The Department of Biology is excited to announce the three recipients of this year’s Dr. Marion R. Kramer Scholarship: Tina Barbasch of the Buston Lab, Shawna Henry of the Ho Lab, and Diane Lebo of the McCall Lab.

Tina’s research uses the clown anemonefish (Amphiprion percula) as a study system to answer broad questions in the field of animal behavior. Her dissertation focuses on understanding the environmental and social factors that influence individual variation in parenting strategies. She combines theoretical and empirical methods to study how and why parents provide care when it is costly. First, she conducted a 12 month laboratory experiment characterizing plasticity and personality in parental care. Next, to determine the consequences of this plasticity Tina led a field expedition to Papua New Guinea and tested how variation in environmental quality influences plasticity in reproduction and parental care. Expanding on this work, she asked how social interactions influence plastic behavioral strategies. Tina developed a game theory model of how power and punishment influence negotiations between parents over parental care, done in collaboration with Dr. Suzanne Alonzo at the University of California Santa Cruz. She then conducted an experimental test of this model in the field and she is currently writing up the results, which found support for her model. Together, the results of her research extend our understanding of how and why parents provide costly parental care and create a framework for studying parental care in other systems.

 

Shawna studies how preventing the interaction between Mint1, a neuronal adaptor protein, and amyloid precursor protein (APP) can be a potential therapeutic target to decrease Aβ production associated with Alzheimer’s disease (AD).
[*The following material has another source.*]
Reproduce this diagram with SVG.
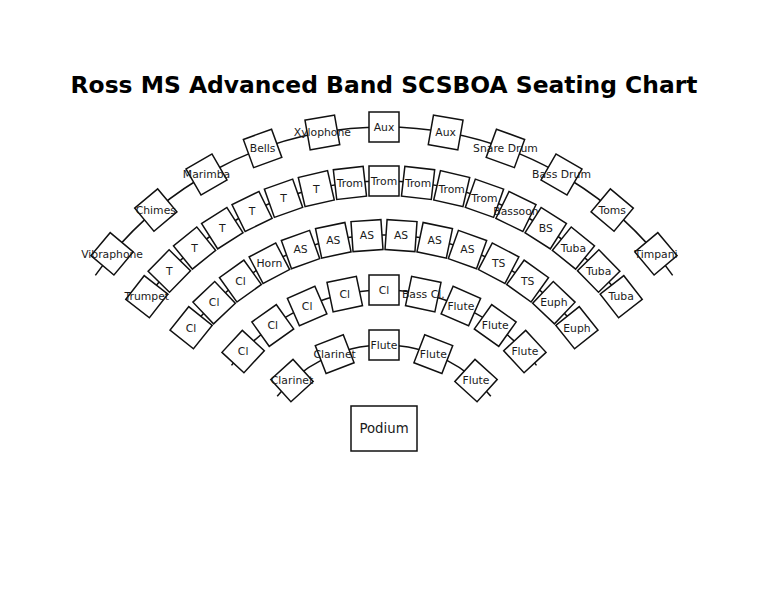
<svg xmlns="http://www.w3.org/2000/svg" width="768" height="593" viewBox="0 0 768 593">
<style>
.b{fill:#fff;stroke:#111;stroke-width:1.5}
.c{fill:none;stroke:#111;stroke-width:1.5}
.t{font-family:"DejaVu Sans",sans-serif;font-size:10.8px;fill:#1a1a1a;text-anchor:middle}
.title{font-family:"DejaVu Sans",sans-serif;font-size:23.4px;font-weight:bold;fill:#000;text-anchor:middle}
</style>
<rect width="768" height="593" fill="#fff"/>
<text class="title" x="384" y="93">Ross MS Advanced Band SCSBOA Seating Chart</text>
<g id="connectors">
<path class="c" d="M95.35,275.35 A355,355 0 0 1 672.65,275.35"/>
<path class="c" d="M140.5,305.1 A301,301 0 0 1 627.5,305.1"/>
<path class="c" d="M184.2,336.8 A247,247 0 0 1 583.8,336.8"/>
<path class="c" d="M231.5,365.4 A192,192 0 0 1 536.5,365.4"/>
<path class="c" d="M277.2,396.2 A137,137 0 0 1 490.8,396.2"/>
</g>
<!-- Row 1 -->
<g id="r1-vibraphone" transform="rotate(-50 384 482)"><rect class="b" x="369" y="112" width="30" height="30"/><text class="t" transform="translate(384 127) rotate(50)" y="3.8">Vibraphone</text></g>
<g id="r1-chimes" transform="rotate(-40 384 482)"><rect class="b" x="369" y="112" width="30" height="30"/><text class="t" transform="translate(384 127) rotate(40)" y="3.8">Chimes</text></g>
<g id="r1-marimba" transform="rotate(-30 384 482)"><rect class="b" x="369" y="112" width="30" height="30"/><text class="t" transform="translate(384 127) rotate(30)" y="3.8">Marimba</text></g>
<g id="r1-bells" transform="rotate(-20 384 482)"><rect class="b" x="369" y="112" width="30" height="30"/><text class="t" transform="translate(384 127) rotate(20)" y="3.8">Bells</text></g>
<g id="r1-xylophone" transform="rotate(-10 384 482)"><rect class="b" x="369" y="112" width="30" height="30"/><text class="t" transform="translate(384 127) rotate(10)" y="3.8">Xylophone</text></g>
<g id="r1-aux1"><rect class="b" x="369" y="112" width="30" height="30"/><text class="t" x="384" y="130.8">Aux</text></g>
<g id="r1-aux2" transform="rotate(10 384 482)"><rect class="b" x="369" y="112" width="30" height="30"/><text class="t" transform="translate(384 127) rotate(-10)" y="3.8">Aux</text></g>
<g id="r1-snare" transform="rotate(20 384 482)"><rect class="b" x="369" y="112" width="30" height="30"/><text class="t" transform="translate(384 127) rotate(-20)" y="3.8">Snare Drum</text></g>
<g id="r1-bass" transform="rotate(30 384 482)"><rect class="b" x="369" y="112" width="30" height="30"/><text class="t" transform="translate(384 127) rotate(-30)" y="3.8">Bass Drum</text></g>
<g id="r1-toms" transform="rotate(40 384 482)"><rect class="b" x="369" y="112" width="30" height="30"/><text class="t" transform="translate(384 127) rotate(-40)" y="3.8">Toms</text></g>
<g id="r1-timpani" transform="rotate(50 384 482)"><rect class="b" x="369" y="112" width="30" height="30"/><text class="t" transform="translate(384 127) rotate(-50)" y="3.8">Timpani</text></g>
<!-- Row 2 -->
<g id="r2-01" transform="rotate(-52 384 482)"><rect class="b" x="369" y="166" width="30" height="30"/><text class="t" transform="translate(384 181) rotate(52)" y="3.8">Trumpet</text></g>
<g id="r2-02" transform="rotate(-45.5 384 482)"><rect class="b" x="369" y="166" width="30" height="30"/><text class="t" transform="translate(384 181) rotate(45.5)" y="3.8">T</text></g>
<g id="r2-03" transform="rotate(-39 384 482)"><rect class="b" x="369" y="166" width="30" height="30"/><text class="t" transform="translate(384 181) rotate(39)" y="3.8">T</text></g>
<g id="r2-04" transform="rotate(-32.5 384 482)"><rect class="b" x="369" y="166" width="30" height="30"/><text class="t" transform="translate(384 181) rotate(32.5)" y="3.8">T</text></g>
<g id="r2-05" transform="rotate(-26 384 482)"><rect class="b" x="369" y="166" width="30" height="30"/><text class="t" transform="translate(384 181) rotate(26)" y="3.8">T</text></g>
<g id="r2-06" transform="rotate(-19.5 384 482)"><rect class="b" x="369" y="166" width="30" height="30"/><text class="t" transform="translate(384 181) rotate(19.5)" y="3.8">T</text></g>
<g id="r2-07" transform="rotate(-13 384 482)"><rect class="b" x="369" y="166" width="30" height="30"/><text class="t" transform="translate(384 181) rotate(13)" y="3.8">T</text></g>
<g id="r2-08" transform="rotate(-6.5 384 482)"><rect class="b" x="369" y="166" width="30" height="30"/><text class="t" transform="translate(384 181) rotate(6.5)" y="3.8">Trom</text></g>
<g id="r2-09"><rect class="b" x="369" y="166" width="30" height="30"/><text class="t" x="384" y="184.8">Trom</text></g>
<g id="r2-10" transform="rotate(6.5 384 482)"><rect class="b" x="369" y="166" width="30" height="30"/><text class="t" transform="translate(384 181) rotate(-6.5)" y="3.8">Trom</text></g>
<g id="r2-11" transform="rotate(13 384 482)"><rect class="b" x="369" y="166" width="30" height="30"/><text class="t" transform="translate(384 181) rotate(-13)" y="3.8">Trom</text></g>
<g id="r2-12" transform="rotate(19.5 384 482)"><rect class="b" x="369" y="166" width="30" height="30"/><text class="t" transform="translate(384 181) rotate(-19.5)" y="3.8">Trom</text></g>
<g id="r2-13" transform="rotate(26 384 482)"><rect class="b" x="369" y="166" width="30" height="30"/><text class="t" transform="translate(384 181) rotate(-26)" y="3.8">Bassoon</text></g>
<g id="r2-14" transform="rotate(32.5 384 482)"><rect class="b" x="369" y="166" width="30" height="30"/><text class="t" transform="translate(384 181) rotate(-32.5)" y="3.8">BS</text></g>
<g id="r2-15" transform="rotate(39 384 482)"><rect class="b" x="369" y="166" width="30" height="30"/><text class="t" transform="translate(384 181) rotate(-39)" y="3.8">Tuba</text></g>
<g id="r2-16" transform="rotate(45.5 384 482)"><rect class="b" x="369" y="166" width="30" height="30"/><text class="t" transform="translate(384 181) rotate(-45.5)" y="3.8">Tuba</text></g>
<g id="r2-17" transform="rotate(52 384 482)"><rect class="b" x="369" y="166" width="30" height="30"/><text class="t" transform="translate(384 181) rotate(-52)" y="3.8">Tuba</text></g>
<!-- Row 3 -->
<g id="r3-01" transform="rotate(-51.35 384 482)"><rect class="b" x="369" y="220" width="30" height="30"/><text class="t" transform="translate(384 235) rotate(51.35)" y="3.8">Cl</text></g>
<g id="r3-02" transform="rotate(-43.45 384 482)"><rect class="b" x="369" y="220" width="30" height="30"/><text class="t" transform="translate(384 235) rotate(43.45)" y="3.8">Cl</text></g>
<g id="r3-03" transform="rotate(-35.55 384 482)"><rect class="b" x="369" y="220" width="30" height="30"/><text class="t" transform="translate(384 235) rotate(35.55)" y="3.8">Cl</text></g>
<g id="r3-04" transform="rotate(-27.65 384 482)"><rect class="b" x="369" y="220" width="30" height="30"/><text class="t" transform="translate(384 235) rotate(27.65)" y="3.8">Horn</text></g>
<g id="r3-05" transform="rotate(-19.75 384 482)"><rect class="b" x="369" y="220" width="30" height="30"/><text class="t" transform="translate(384 235) rotate(19.75)" y="3.8">AS</text></g>
<g id="r3-06" transform="rotate(-11.85 384 482)"><rect class="b" x="369" y="220" width="30" height="30"/><text class="t" transform="translate(384 235) rotate(11.85)" y="3.8">AS</text></g>
<g id="r3-07" transform="rotate(-3.95 384 482)"><rect class="b" x="369" y="220" width="30" height="30"/><text class="t" transform="translate(384 235) rotate(3.95)" y="3.8">AS</text></g>
<g id="r3-08" transform="rotate(3.95 384 482)"><rect class="b" x="369" y="220" width="30" height="30"/><text class="t" transform="translate(384 235) rotate(-3.95)" y="3.8">AS</text></g>
<g id="r3-09" transform="rotate(11.85 384 482)"><rect class="b" x="369" y="220" width="30" height="30"/><text class="t" transform="translate(384 235) rotate(-11.85)" y="3.8">AS</text></g>
<g id="r3-10" transform="rotate(19.75 384 482)"><rect class="b" x="369" y="220" width="30" height="30"/><text class="t" transform="translate(384 235) rotate(-19.75)" y="3.8">AS</text></g>
<g id="r3-11" transform="rotate(27.65 384 482)"><rect class="b" x="369" y="220" width="30" height="30"/><text class="t" transform="translate(384 235) rotate(-27.65)" y="3.8">TS</text></g>
<g id="r3-12" transform="rotate(35.55 384 482)"><rect class="b" x="369" y="220" width="30" height="30"/><text class="t" transform="translate(384 235) rotate(-35.55)" y="3.8">TS</text></g>
<g id="r3-13" transform="rotate(43.45 384 482)"><rect class="b" x="369" y="220" width="30" height="30"/><text class="t" transform="translate(384 235) rotate(-43.45)" y="3.8">Euph</text></g>
<g id="r3-14" transform="rotate(51.35 384 482)"><rect class="b" x="369" y="220" width="30" height="30"/><text class="t" transform="translate(384 235) rotate(-51.35)" y="3.8">Euph</text></g>
<!-- Row 4 -->
<g id="r4-01" transform="rotate(-47.2 384 482)"><rect class="b" x="369" y="275" width="30" height="30"/><text class="t" transform="translate(384 290) rotate(47.2)" y="3.8">Cl</text></g>
<g id="r4-02" transform="rotate(-35.4 384 482)"><rect class="b" x="369" y="275" width="30" height="30"/><text class="t" transform="translate(384 290) rotate(35.4)" y="3.8">Cl</text></g>
<g id="r4-03" transform="rotate(-23.6 384 482)"><rect class="b" x="369" y="275" width="30" height="30"/><text class="t" transform="translate(384 290) rotate(23.6)" y="3.8">Cl</text></g>
<g id="r4-04" transform="rotate(-11.8 384 482)"><rect class="b" x="369" y="275" width="30" height="30"/><text class="t" transform="translate(384 290) rotate(11.8)" y="3.8">Cl</text></g>
<g id="r4-05"><rect class="b" x="369" y="275" width="30" height="30"/><text class="t" x="384" y="293.8">Cl</text></g>
<g id="r4-06" transform="rotate(11.8 384 482)"><rect class="b" x="369" y="275" width="30" height="30"/><text class="t" transform="translate(384 290) rotate(-11.8)" y="3.8">Bass Cl.</text></g>
<g id="r4-07" transform="rotate(23.6 384 482)"><rect class="b" x="369" y="275" width="30" height="30"/><text class="t" transform="translate(384 290) rotate(-23.6)" y="3.8">Flute</text></g>
<g id="r4-08" transform="rotate(35.4 384 482)"><rect class="b" x="369" y="275" width="30" height="30"/><text class="t" transform="translate(384 290) rotate(-35.4)" y="3.8">Flute</text></g>
<g id="r4-09" transform="rotate(47.2 384 482)"><rect class="b" x="369" y="275" width="30" height="30"/><text class="t" transform="translate(384 290) rotate(-47.2)" y="3.8">Flute</text></g>
<!-- Row 5 -->
<g id="r5-01" transform="rotate(-42.2 384 482)"><rect class="b" x="369" y="330" width="30" height="30"/><text class="t" transform="translate(384 345) rotate(42.2)" y="3.8">Clarinet</text></g>
<g id="r5-02" transform="rotate(-21.1 384 482)"><rect class="b" x="369" y="330" width="30" height="30"/><text class="t" transform="translate(384 345) rotate(21.1)" y="3.8">Clarinet</text></g>
<g id="r5-03"><rect class="b" x="369" y="330" width="30" height="30"/><text class="t" x="384" y="348.8">Flute</text></g>
<g id="r5-04" transform="rotate(21.1 384 482)"><rect class="b" x="369" y="330" width="30" height="30"/><text class="t" transform="translate(384 345) rotate(-21.1)" y="3.8">Flute</text></g>
<g id="r5-05" transform="rotate(42.2 384 482)"><rect class="b" x="369" y="330" width="30" height="30"/><text class="t" transform="translate(384 345) rotate(-42.2)" y="3.8">Flute</text></g>
<!-- Podium -->
<g id="podium"><rect class="b" x="351" y="406" width="66" height="45"/><text class="t" style="font-size:13.3px" x="384" y="433">Podium</text></g>
</svg>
Her work employs both a non-binding Mint1 mutant as well as a competitive APP mimetic peptide in vitro to prevent Mint1-APP association and decrease total Aβ production. Future studies will move this peptide in vivo to ascertain if the APP mimetic peptide strategy can decrease Aβ accumulation in an AD mouse model.

 

 

Diane’s research seeks to identify the network of processes that regulate cell corpse clearance by non-professional phagocytes using the Drosophila ovary. Her first project utilized high-throughput techniques to identify the translatome of the entire epithelial follicle cell layer as well as a subset of follicle cells specifically engaged in clearing dying cells. By comparing these two groups of genes, Diane hopes to identify processes that are differentially regulated during clearance. Her second project was performed as a collaboration with 8 other members of the McCall lab. Together, they screened hundreds of kinase lines during two different death modalities in an effort to identify phagocytic pathways used during apoptotic and non-apoptotic death. Together, the translatome and kinome give them a big-picture view of cell corpse clearance by non-professional phagocytes.

This award provides support for high-achieving female students majoring in Biology. The award was established in 2001 in honor of Dr. Marion Kramer who earned her Bachelor’s degree in Biology from Boston University in 1963 and went on to a long and satisfying career in biology and medicine.

The Department of Biology gives this award to graduate students in the spring, and to undergraduate students in the fall. Read about our fall 2019 undergraduate recipients here.

Congratulations, Tina, Shawna, and Diane!